The agreement was unanimously approved by the boards of directors of LINN Energy, LinnCo and Berry. The transaction is expected to be tax-free to Berry shareholders. The transaction is structured as a stock-for-stock merger of Berry with LinnCo followed by the acquisition of the Berry assets by LINN. Upon completion of the merger, LinnCo will contribute the Berry assets to LINN in exchange for LINN units.
As per the terms of the agreement, LinnCo has agreed to issue 1.25 common shares for each common share of Berry outstanding prior to the merger.
The consideration to be received by Berry shareholders is valued at $46.2375 per Berry share based on LinnCo's closing price as of February 20, 2013. This represents a premium of 19.8 percent to the Berry closing price on February 20, 2013, and a premium of 23.1 percent to its one month average price at that date.
The transaction is subject to the approval of the shareholders of Berry and LinnCo and the unitholders of LINN Energy, as well as customary closing conditions, including clearance under the Hart-Scott-Rodino Antitrust Improvements Act of 1976, as amended. The transaction is expected to close by June 30, 2013. The combined company will be headquartered in Houston, Texas.
The transaction is expected to be highly accretive to distributable cash flow per unit. In the first full year following closing, accretion is expected to be in excess of $0.40 per unit.
LINN said it plans to recommend to its board of directors an increase in the current quarterly distribution of 6.2 percent.
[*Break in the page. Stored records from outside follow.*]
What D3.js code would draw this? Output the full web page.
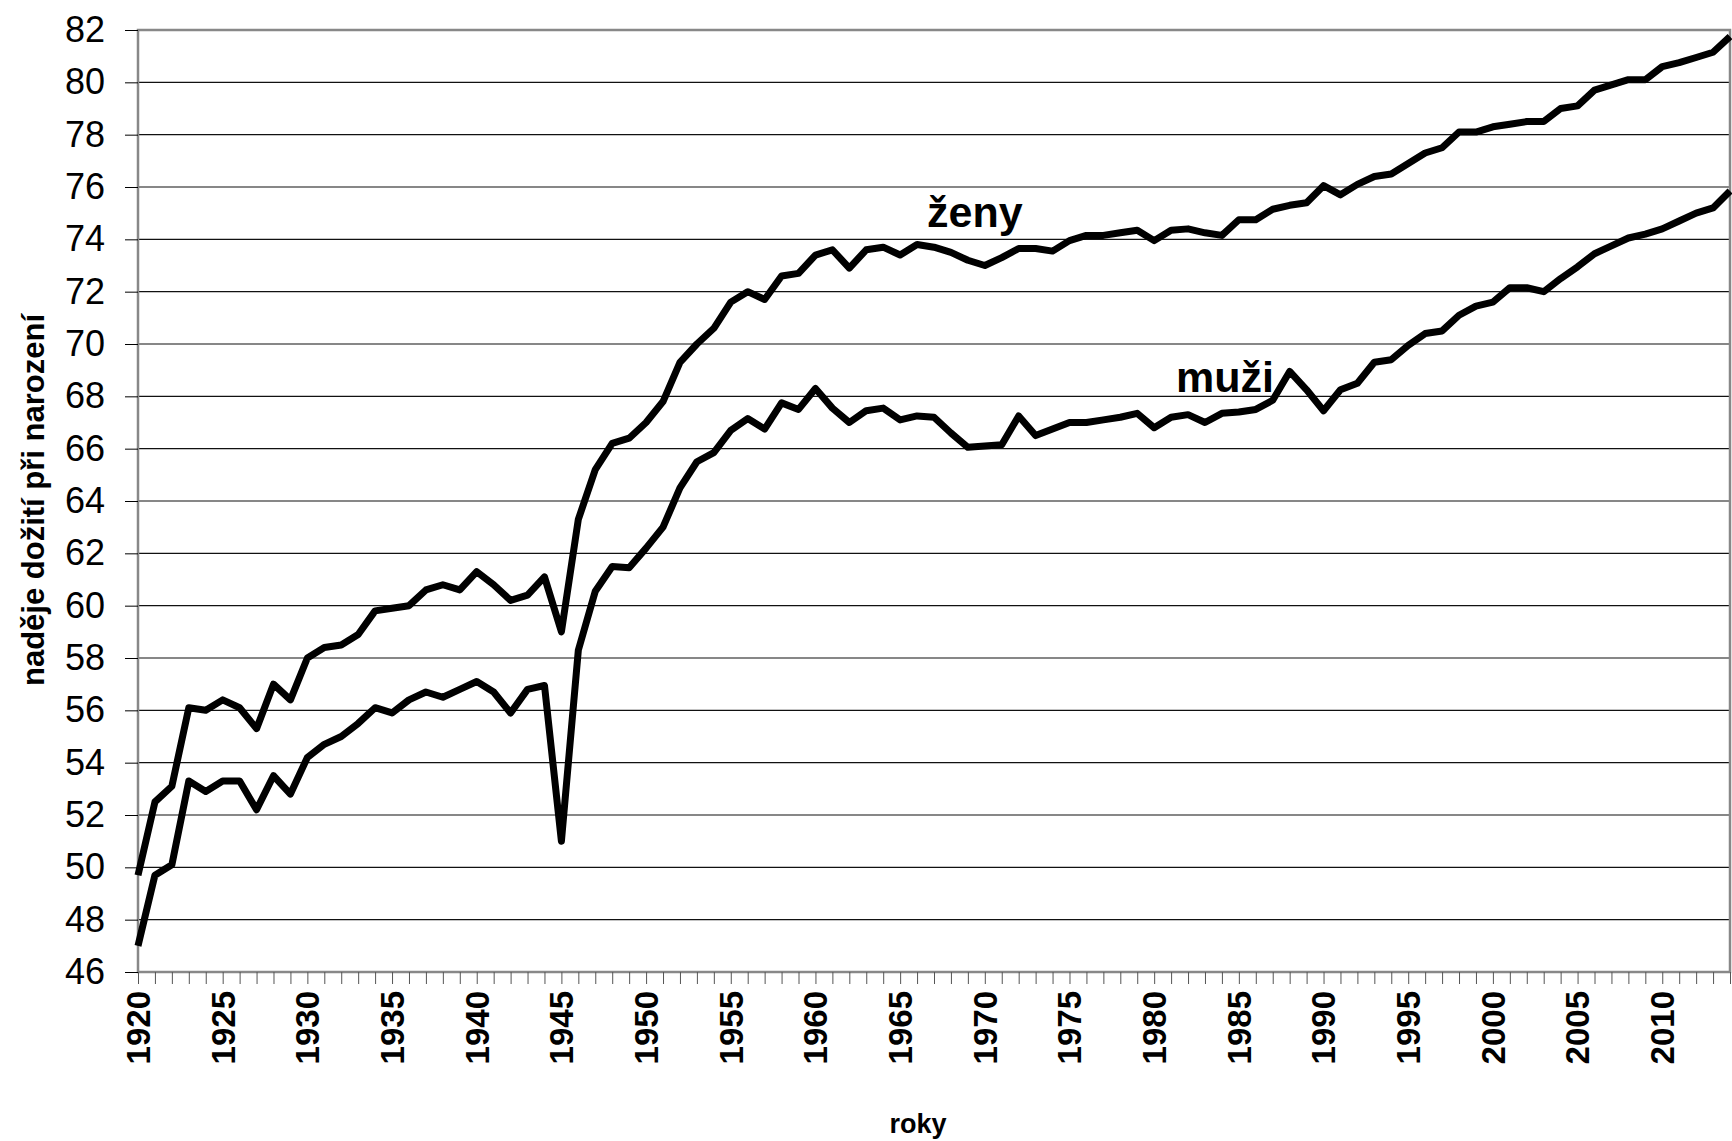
<html>
  <head>
    <meta charset="utf-8">
    <title>nadeje doziti</title>
    <style>
      body { margin: 0; background: #fff; }
      text { font-family: Arial, "Liberation Sans", sans-serif; }
    </style>
  </head>
  <body>
    <script src="https://cdn.jsdelivr.net/npm/d3@7/dist/d3.min.js"></script>
    <script>
    var width = 1732;
    var height = 1141;

    // roky 1920-2014
    var years = d3.range(1920, 2015);
    var yTicks = d3.range(46, 83, 2);
    var xLabels = d3.range(1920, 2015, 5);

    var zeny = [49.7, 52.5, 53.1, 56.1, 56.0, 56.4, 56.1, 55.3, 57.0, 56.4,
                58.0, 58.4, 58.5, 58.9, 59.8, 59.9, 60.0, 60.6, 60.8, 60.6,
                61.3, 60.8, 60.2, 60.4, 61.1, 59.0, 63.3, 65.2, 66.2, 66.4,
                67.0, 67.8, 69.3, 70.0, 70.6, 71.6, 72.0, 71.7, 72.6, 72.7,
                73.4, 73.6, 72.9, 73.6, 73.7, 73.4, 73.8, 73.7, 73.5, 73.2,
                73.0, 73.3, 73.65, 73.65, 73.55, 73.95, 74.15, 74.15, 74.25, 74.35,
                73.95, 74.35, 74.4, 74.25, 74.15, 74.75, 74.75, 75.15, 75.3, 75.4,
                76.05, 75.7, 76.1, 76.4, 76.5, 76.9, 77.3, 77.5, 78.1, 78.1,
                78.3, 78.4, 78.5, 78.5, 79.0, 79.1, 79.7, 79.9, 80.1, 80.1,
                80.6, 80.75, 80.95, 81.15, 81.75];

    var muzi = [47.0, 49.7, 50.1, 53.3, 52.9, 53.3, 53.3, 52.2, 53.5, 52.8,
                54.2, 54.7, 55.0, 55.5, 56.1, 55.9, 56.4, 56.7, 56.5, 56.8,
                57.1, 56.7, 55.9, 56.8, 56.95, 51.0, 58.3, 60.55, 61.5, 61.45,
                62.2, 63.0, 64.5, 65.5, 65.85, 66.7, 67.15, 66.75, 67.75, 67.5,
                68.3, 67.55, 67.0, 67.45, 67.55, 67.1, 67.25, 67.2, 66.6, 66.05,
                66.1, 66.15, 67.25, 66.5, 66.75, 67.0, 67.0, 67.1, 67.2, 67.35,
                66.8, 67.2, 67.3, 67.0, 67.35, 67.4, 67.5, 67.85, 68.95, 68.25,
                67.45, 68.25, 68.5, 69.3, 69.4, 69.95, 70.4, 70.5, 71.1, 71.45,
                71.6, 72.15, 72.15, 72.0, 72.5, 72.95, 73.45, 73.75, 74.05, 74.2,
                74.4, 74.7, 75.0, 75.2, 75.85];

    var svg = d3.select('body')
      .append('svg')
      .attr('width', width).attr('height', height);

    svg.append('rect').attr('width', width).attr('height', height).attr('fill', '#fff');

    var plot = {left: 138, right: 1730, top: 30, bottom: 972};

    var xScale = d3.scaleLinear().domain([1920, 2014]).range([plot.left, plot.right]);
    var yScale = d3.scaleLinear().domain([46, 82]).range([plot.bottom, plot.top]);

    // mrizka
    svg.append('g')
      .selectAll('line')
      .data(yTicks.slice(1, -1))
      .enter()
      .append('line')
      .attr('x1', plot.left).attr('x2', plot.right)
      .attr('y1', d => yScale(d)).attr('y2', d => yScale(d))
      .attr('stroke', '#111')
      .attr('stroke-width', 1.2);

    // ramecek
    svg.append('rect')
      .attr('x', plot.left).attr('y', plot.top)
      .attr('width', plot.right - plot.left).attr('height', plot.bottom - plot.top)
      .attr('fill', 'none')
      .attr('stroke', '#888')
      .attr('stroke-width', 2.5);

    // osa y
    var yAxis = d3.axisLeft(yScale)
      .tickValues(yTicks)
      .tickSize(13)
      .tickPadding(20)
      .tickFormat(d3.format('d'));

    var gy = svg.append('g')
      .attr('transform', 'translate(' + plot.left + ',0)')
      .call(yAxis);
    gy.select('.domain').remove();
    gy.selectAll('line').attr('stroke', '#000');
    gy.selectAll('text')
      .attr('font-size', 36)
      .attr('font-family', 'Arial, "Liberation Sans", sans-serif')
      .attr('fill', '#000');

    // osa x
    var xAxis = d3.axisBottom(xScale)
      .tickValues(years)
      .tickSize(12)
      .tickFormat('');

    var gx = svg.append('g')
      .attr('transform', 'translate(0,' + plot.bottom + ')')
      .call(xAxis);
    gx.select('.domain').remove();
    gx.selectAll('line').attr('stroke', '#555');

    svg.append('g')
      .selectAll('text')
      .data(xLabels)
      .enter()
      .append('text')
      .attr('transform', d => 'translate(' + xScale(d) + ',991) rotate(-90)')
      .attr('dy', '0.36em')
      .attr('text-anchor', 'end')
      .attr('font-size', 33)
      .attr('font-weight', 'bold')
      .text(d => d);

    // krivky
    var line = d3.line()
      .x((d, i) => xScale(years[i]))
      .y(d => yScale(d));

    [zeny, muzi].forEach(function(s) {
      svg.append('path')
        .datum(s)
        .attr('d', line)
        .attr('fill', 'none')
        .attr('stroke', '#000')
        .attr('stroke-width', 7)
        .attr('stroke-linejoin', 'round');
    });

    // popisky
    svg.append('text')
      .attr('x', 927).attr('y', 227)
      .attr('font-size', 43).attr('font-weight', 'bold')
      .text('ženy');

    svg.append('text')
      .attr('x', 1176).attr('y', 392)
      .attr('font-size', 43).attr('font-weight', 'bold')
      .text('muži');

    svg.append('text')
      .attr('transform', 'translate(33,500) rotate(-90)')
      .attr('dy', '0.36em')
      .attr('text-anchor', 'middle')
      .attr('font-size', 31).attr('font-weight', 'bold')
      .text('naděje dožití při narození');

    svg.append('text')
      .attr('x', 918).attr('y', 1133)
      .attr('text-anchor', 'middle')
      .attr('font-size', 27).attr('font-weight', 'bold')
      .text('roky');
    </script>
  </body>
</html>
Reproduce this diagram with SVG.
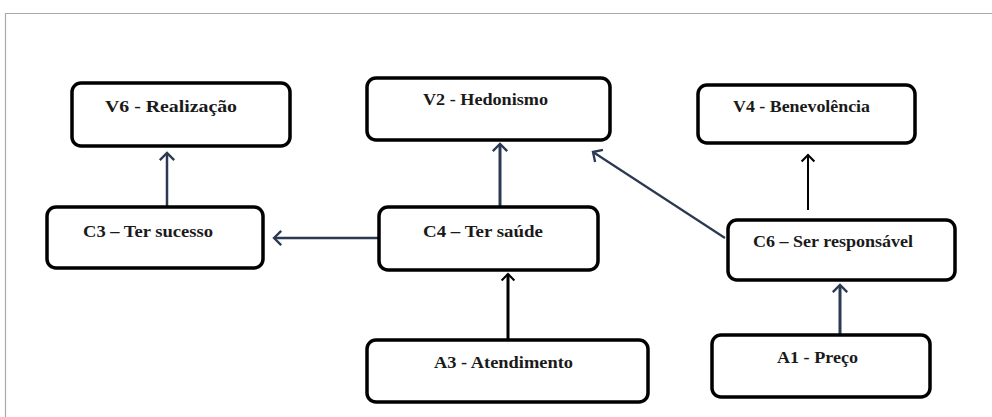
<svg xmlns="http://www.w3.org/2000/svg" width="992" height="417" viewBox="0 0 992 417">
<defs>
<style>
.box{fill:#fff;stroke:#000;stroke-width:3.5}
.t{font-family:"Liberation Serif","Times New Roman",serif;font-weight:bold;font-size:16px;fill:#1a1a1a}
.navy{stroke:#2b3a52;fill:none}
.blk{stroke:#000;fill:none}
</style>
<marker id="an" viewBox="0 0 20 20" refX="10" refY="10" markerWidth="18" markerHeight="18" markerUnits="userSpaceOnUse" orient="auto">
<path d="M2,2 L10,10 L2,18" fill="none" stroke="#2b3a52" stroke-width="2.6"/>
</marker>
<marker id="ab" viewBox="0 0 20 20" refX="10" refY="10" markerWidth="16" markerHeight="16" markerUnits="userSpaceOnUse" orient="auto">
<path d="M2,2 L10,10 L2,18" fill="none" stroke="#000" stroke-width="2.6"/>
</marker>
</defs>
<rect width="992" height="417" fill="#fff"/>
<path d="M992,13.5 H5.5 V417" fill="none" stroke="#aaa" stroke-width="1.2"/>

<g id="connectors">
<line class="navy" x1="167" y1="207" x2="167" y2="153" stroke-width="2.5" marker-end="url(#an)"/>
<line class="navy" x1="379" y1="238" x2="274" y2="238" stroke-width="2.5" marker-end="url(#an)"/>
<line class="navy" x1="500" y1="207" x2="500" y2="144" stroke-width="3" marker-end="url(#an)"/>
<line class="navy" x1="725" y1="238" x2="593" y2="152" stroke-width="2.2" marker-end="url(#an)"/>
<line class="blk" x1="808" y1="210" x2="808" y2="155" stroke-width="2" marker-end="url(#ab)"/>
<line class="blk" x1="508" y1="340" x2="508" y2="274" stroke-width="3" marker-end="url(#ab)"/>
<line class="navy" x1="840" y1="335" x2="840" y2="285" stroke-width="3" marker-end="url(#an)"/>
</g>

<g id="V6">
<rect class="box" x="72" y="83" width="218" height="63" rx="9"/>
<text class="t" x="105" y="112" textLength="132" lengthAdjust="spacingAndGlyphs">V6 - Realização</text>
</g>
<g id="V2">
<rect class="box" x="367" y="78" width="243" height="62" rx="9"/>
<text class="t" x="423" y="105" textLength="125" lengthAdjust="spacingAndGlyphs">V2 - Hedonismo</text>
</g>
<g id="V4">
<rect class="box" x="698" y="85" width="217" height="58" rx="9"/>
<text class="t" x="733" y="112" textLength="137" lengthAdjust="spacingAndGlyphs">V4 - Benevolência</text>
</g>
<g id="C3">
<rect class="box" x="47" y="207" width="216" height="61" rx="9"/>
<text class="t" x="83" y="237" textLength="130" lengthAdjust="spacingAndGlyphs">C3 – Ter sucesso</text>
</g>
<g id="C4">
<rect class="box" x="379" y="207" width="219" height="63" rx="9"/>
<text class="t" x="423" y="237" textLength="120" lengthAdjust="spacingAndGlyphs">C4 – Ter saúde</text>
</g>
<g id="C6">
<rect class="box" x="728" y="220" width="227" height="60" rx="9"/>
<text class="t" x="753" y="247" textLength="160" lengthAdjust="spacingAndGlyphs">C6 – Ser responsável</text>
</g>
<g id="A3">
<rect class="box" x="367" y="340" width="281" height="62" rx="9"/>
<text class="t" x="434" y="368" textLength="139" lengthAdjust="spacingAndGlyphs">A3 - Atendimento</text>
</g>
<g id="A1">
<rect class="box" x="712" y="335" width="218" height="62" rx="9"/>
<text class="t" x="777" y="363" textLength="81" lengthAdjust="spacingAndGlyphs">A1 - Preço</text>
</g>
</svg>
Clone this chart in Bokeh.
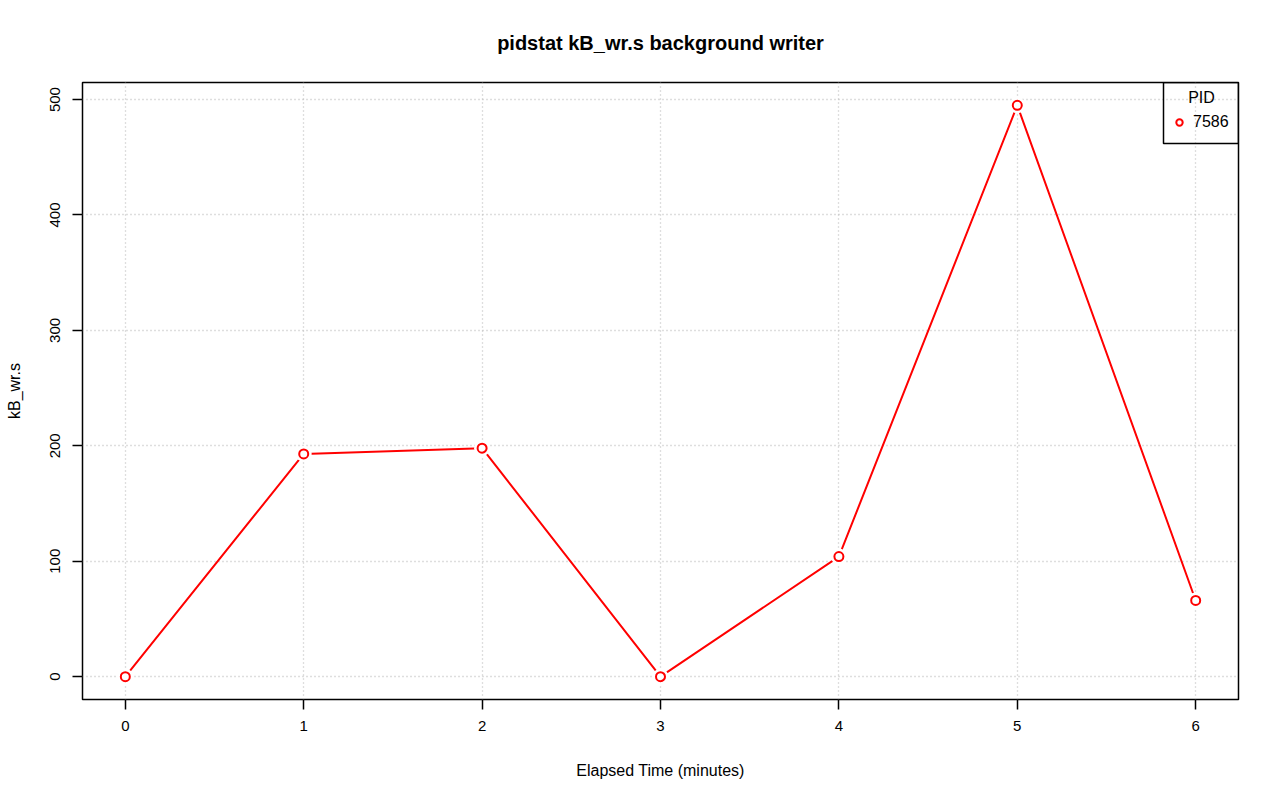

LINN's current quarterly distribution of $0.725 per unit, or $2.90 per year, would increase to $0.77 per unit, or $3.08 per year. The recommended increase is anticipated to take effect in the quarter immediately following the closing of the transaction, which is estimated to occur on or before June 30, 2013.
In separate press release, LINN Energy, LLC reported a fourth-quarter net loss of $187.50 million, or $0.83 per basic unit, compared to a loss of $189.62 million or $1.09 per basic unit in the year ago quarter.
The latest-quarter result included a noncash loss of $8 million, or $0.03 per unit, from the change in fair value of hedges covering future production, an expense of $276 million, or $1.22 per unit, on the impairment of long-life assets, and a gain of $3 million, or $0.01 per unit, related to other items.
Excluding these items, LINN Energy's adjusted net income for the fourth quarter 2012 was $93.96 million, or $0.41 per basic unit, compared to adjusted net income of $89.11 million, or $0.51 per basic unit, for the fourth quarter 2011. Analysts polled by Thomson Reuters expected the company to report earnings of $0.40 per share. Analysts' estimates typically exclude special items.